If swimming on a national level is having problems, diving is even worse. Since the two sports are counted together in the roster caps, most programs will be constrained to roughly three to four divers per gender rather than the five to six they can carry now.
“It’s going to be a little trickier because, with only four men, you’re going to have to try and recruit divers that cover all three boards,” diving head coach Matt Scoggin said. “You’re going to have to do your homework a little bit more as a coach, find out who can stay healthy.”
However according to head coach Bob Bowman, doing his homework on the players isn’t going to help on the final exam.

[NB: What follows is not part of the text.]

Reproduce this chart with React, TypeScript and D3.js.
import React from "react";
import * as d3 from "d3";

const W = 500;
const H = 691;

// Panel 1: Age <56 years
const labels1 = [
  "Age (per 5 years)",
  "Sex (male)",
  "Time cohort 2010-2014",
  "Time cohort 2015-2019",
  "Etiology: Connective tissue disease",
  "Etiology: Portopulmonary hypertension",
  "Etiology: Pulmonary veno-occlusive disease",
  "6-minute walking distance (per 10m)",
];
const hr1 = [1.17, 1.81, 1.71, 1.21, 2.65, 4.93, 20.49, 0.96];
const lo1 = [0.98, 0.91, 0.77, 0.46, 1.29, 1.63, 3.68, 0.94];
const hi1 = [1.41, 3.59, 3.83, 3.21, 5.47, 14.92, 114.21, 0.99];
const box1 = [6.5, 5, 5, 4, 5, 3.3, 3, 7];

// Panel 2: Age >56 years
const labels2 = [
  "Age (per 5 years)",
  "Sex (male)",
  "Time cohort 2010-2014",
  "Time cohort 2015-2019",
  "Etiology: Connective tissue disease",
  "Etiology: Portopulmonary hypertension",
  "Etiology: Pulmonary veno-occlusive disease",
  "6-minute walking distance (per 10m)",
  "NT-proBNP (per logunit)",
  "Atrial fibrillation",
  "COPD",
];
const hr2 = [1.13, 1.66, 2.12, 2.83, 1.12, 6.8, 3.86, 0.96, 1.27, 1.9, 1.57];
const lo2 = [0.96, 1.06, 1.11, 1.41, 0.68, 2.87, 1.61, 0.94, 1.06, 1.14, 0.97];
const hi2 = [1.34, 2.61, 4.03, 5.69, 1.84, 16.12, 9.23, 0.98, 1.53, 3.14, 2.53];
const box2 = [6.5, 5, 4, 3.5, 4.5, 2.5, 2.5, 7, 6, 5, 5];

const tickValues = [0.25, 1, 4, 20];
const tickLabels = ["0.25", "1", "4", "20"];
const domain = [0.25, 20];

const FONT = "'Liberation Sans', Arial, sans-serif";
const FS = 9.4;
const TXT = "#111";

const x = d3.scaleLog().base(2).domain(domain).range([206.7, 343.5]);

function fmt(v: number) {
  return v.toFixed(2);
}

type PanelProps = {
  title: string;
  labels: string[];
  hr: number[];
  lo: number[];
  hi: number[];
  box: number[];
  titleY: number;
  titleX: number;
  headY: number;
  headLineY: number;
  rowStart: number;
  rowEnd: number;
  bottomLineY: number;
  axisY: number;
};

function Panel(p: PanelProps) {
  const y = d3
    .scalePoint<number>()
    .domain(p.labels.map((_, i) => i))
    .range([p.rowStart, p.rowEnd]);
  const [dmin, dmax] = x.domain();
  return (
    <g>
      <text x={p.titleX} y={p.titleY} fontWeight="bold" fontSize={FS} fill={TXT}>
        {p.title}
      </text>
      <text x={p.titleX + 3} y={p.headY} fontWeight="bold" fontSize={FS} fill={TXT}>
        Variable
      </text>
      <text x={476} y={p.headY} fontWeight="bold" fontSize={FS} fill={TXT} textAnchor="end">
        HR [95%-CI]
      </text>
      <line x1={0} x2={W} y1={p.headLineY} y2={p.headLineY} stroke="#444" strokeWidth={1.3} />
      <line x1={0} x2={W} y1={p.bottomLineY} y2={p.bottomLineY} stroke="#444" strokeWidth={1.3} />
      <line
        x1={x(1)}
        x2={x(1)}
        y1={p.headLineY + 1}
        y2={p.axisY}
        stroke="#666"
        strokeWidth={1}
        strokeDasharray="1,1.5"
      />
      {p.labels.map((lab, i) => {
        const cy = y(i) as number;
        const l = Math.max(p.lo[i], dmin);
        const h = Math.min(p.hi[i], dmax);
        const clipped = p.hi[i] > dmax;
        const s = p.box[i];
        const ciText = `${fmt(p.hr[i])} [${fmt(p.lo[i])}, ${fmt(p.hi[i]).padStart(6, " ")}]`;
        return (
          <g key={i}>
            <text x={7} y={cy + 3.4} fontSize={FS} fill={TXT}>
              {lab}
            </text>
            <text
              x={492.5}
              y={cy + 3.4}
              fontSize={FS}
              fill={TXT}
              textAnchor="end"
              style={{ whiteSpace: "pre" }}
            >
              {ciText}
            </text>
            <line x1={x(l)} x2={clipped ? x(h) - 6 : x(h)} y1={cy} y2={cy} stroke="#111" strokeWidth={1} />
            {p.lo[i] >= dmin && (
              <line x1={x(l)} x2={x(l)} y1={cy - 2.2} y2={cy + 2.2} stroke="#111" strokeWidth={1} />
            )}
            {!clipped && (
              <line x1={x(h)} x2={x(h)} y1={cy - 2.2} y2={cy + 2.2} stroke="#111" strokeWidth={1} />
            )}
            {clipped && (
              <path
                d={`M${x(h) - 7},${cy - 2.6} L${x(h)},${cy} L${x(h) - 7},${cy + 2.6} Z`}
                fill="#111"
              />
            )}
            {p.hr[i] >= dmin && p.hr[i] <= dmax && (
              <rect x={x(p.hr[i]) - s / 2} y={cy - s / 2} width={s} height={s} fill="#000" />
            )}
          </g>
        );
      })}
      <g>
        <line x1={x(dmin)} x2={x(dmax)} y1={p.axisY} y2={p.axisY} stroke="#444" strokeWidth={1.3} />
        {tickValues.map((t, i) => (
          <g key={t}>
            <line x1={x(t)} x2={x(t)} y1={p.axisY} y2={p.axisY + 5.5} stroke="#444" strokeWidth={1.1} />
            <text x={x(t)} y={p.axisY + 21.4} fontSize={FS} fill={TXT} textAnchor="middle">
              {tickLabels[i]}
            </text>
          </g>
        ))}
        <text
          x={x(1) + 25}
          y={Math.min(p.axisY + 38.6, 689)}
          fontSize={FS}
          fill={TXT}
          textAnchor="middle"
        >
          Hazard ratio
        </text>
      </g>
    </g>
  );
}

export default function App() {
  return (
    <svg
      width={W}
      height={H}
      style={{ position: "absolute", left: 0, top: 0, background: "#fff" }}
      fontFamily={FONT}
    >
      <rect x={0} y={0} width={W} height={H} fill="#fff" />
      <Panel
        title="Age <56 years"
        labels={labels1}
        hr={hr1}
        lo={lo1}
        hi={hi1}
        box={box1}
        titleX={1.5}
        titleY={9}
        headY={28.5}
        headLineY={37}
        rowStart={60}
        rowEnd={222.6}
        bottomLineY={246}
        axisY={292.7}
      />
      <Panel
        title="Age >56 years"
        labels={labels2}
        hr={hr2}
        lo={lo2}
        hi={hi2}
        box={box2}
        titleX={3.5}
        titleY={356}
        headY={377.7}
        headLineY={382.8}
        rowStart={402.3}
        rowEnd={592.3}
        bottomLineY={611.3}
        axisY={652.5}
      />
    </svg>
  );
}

“It’s like taking a multiple choice test where every answer is wrong,” Bowman said on the Unfiltered Waters Podcast, hosted by Olympic champions Katie Hoff and Missy Franklin. “Every answer gives somebody some pain. And every answer gives me total pain, but my job is to take us from here to there.”

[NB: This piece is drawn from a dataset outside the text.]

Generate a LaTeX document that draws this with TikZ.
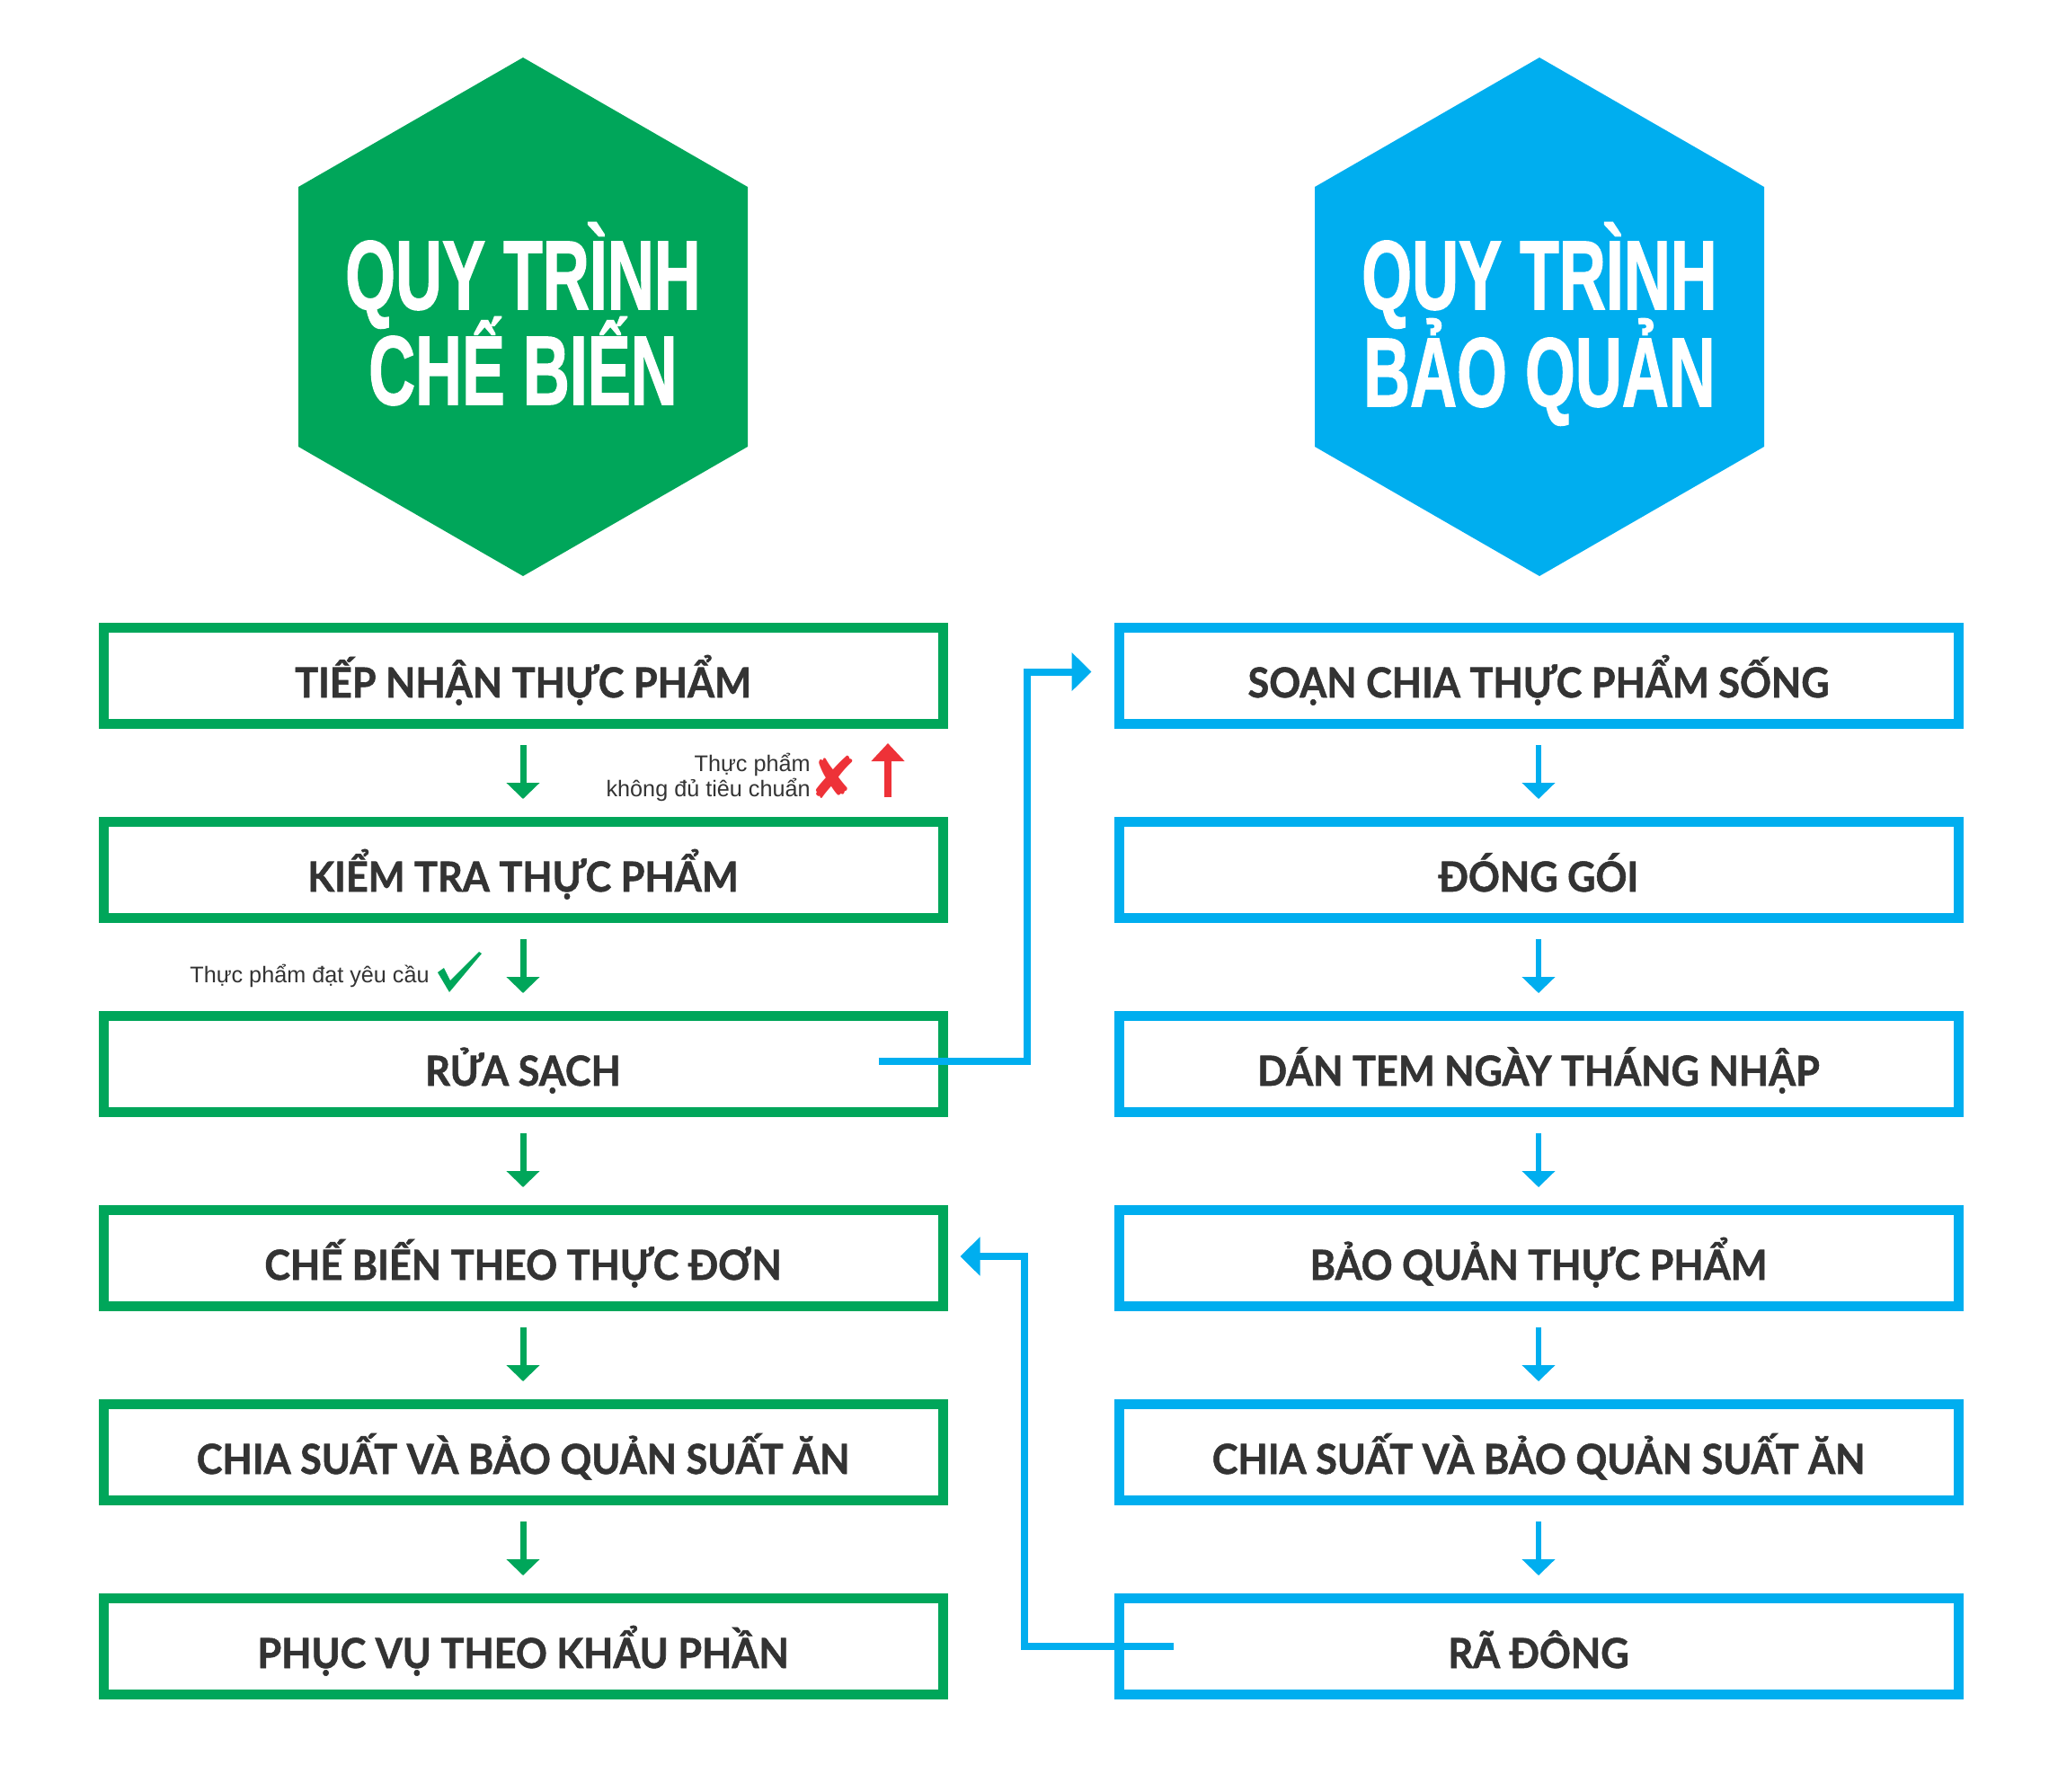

Kelly, along with eight other swimmers, was given the deadline of the Eddie Reese Texas Showdown to get a Southeastern Conference scoring time.
The cut-off was simple: if they were not fast enough, they would be cut.
“What we have tried to do is make it as objective as we can,” Bowman said on the podcast. “Everyone here has a chance and has had a chance over the last six months to kind of put their best foot forward, and then we kind of look at the numbers.”
Freshman Max Hatcher, the No. 3 high school recruit in Texas for his class, said that practices became a breeding ground for success but also stress.
“Personally, I would kind of stress about having a bad practice,” Hatcher said. “But at the end of the day, it kind of raised my floor of how well I would practice. Even if I wasn’t having my best practice, they would be pretty much better than most of the practices I could do when I was in high school.”
Kelly and Hatcher were not in the first group to get told about the cuts. There were three other groups, the first composed mostly of juniors and seniors who lost roster spots following the dual meet against Southern Methodist University. Many of those athletes have decided to stay at Texas and complete their degrees despite no longer being student-athletes.
On the other end of the spectrum, the freshmen have their entire collegiate career ahead of them. Kelly was the best-of-the-rest ranked recruit coming out of high school and was recruited to Texas with the expectation that he would continue to improve.
“When you have this external force like the House settlement and these roster caps worsened by the SEC, it kind of forces the coaches to make some decisions that are tough,” Kelly said. “I don’t pity the decisions they had to make, but I do feel like the freshmen weren’t ever really given the chance to develop.”
The Longhorns who remained on the roster watched as the team was cut down, week by week.
“It’s hard on them to see your teammates whittle away week by week until it’s almost half of what the team started as,” Kelly said. “That’s hard, moving through championship season emotionally and mentally. Even talking to some guys, they have survivor’s guilt. It’s like, ‘It shouldn’t be me.’”
The “survivors” lost their friends, future roommates and teammates to the portal. These students have already signed leases together, built close relationships and thought about senior traditions with their friends.
This trend did not just apply to Texas swim and dive. A swimmer in a top-20 program, further known as ‘Kate,’ spoke with The Daily Texan. Kate chose to remain anonymous.
“You see the traditions happening all year, thinking, ‘Oh, maybe one day I’ll do that with my friends,’ and then all your friends are gone,” Kate said. “Everything is changing so quickly in college sports. I don’t think you can ever be comfortable.”
With many problems associated with roster limits, formal complaints with the settlement from coaches and athletes have been piling up.
Former men’s swim and dive head coach of 46 years and 15-time national champion Eddie Reese recruited Kelly and 12 other members of the current roster who lost their spots. Reese objected to the settlement.
“Nobody is taking the side of the great majority of college athletes who just want to compete, including the thousands of swimming and diving athletes who will be cut, first individually and then when their entire team is eliminated,” Reese wrote in his objection.
When Kelly was cut after the Eddie Reese Texas Showdown, he did not know what to do. He said he lost access to the weight room and the pool after getting cut.
“You kind of have to sit there for a second, and you have to think, ‘Where do I want to go? What do I want to do with this?’” Kelly said. “It’s really good to have people to talk to, to voice your feelings and navigate that and figure out where your priorities lie.”
Using his parents as a sounding board, Kelly decided to transfer to Notre Dame to continue swimming. Kelly will be living outside of Austin for the first time, leaving behind his family and three dogs at home and forgoing his full-ride Terry Scholarship.
However, despite everything that happened at Texas, Kelly didn’t hold anything against his team. He congratulated them for their 16th national championship win and spoke about his close relationship with them.
“I think it’s important to separate the athletes from everything that’s going on,” Kelly said. “All of this is out of our control. … We’re all still kids, we’re all still trying to do our very best, and (we’re) just caught in the crossfire.”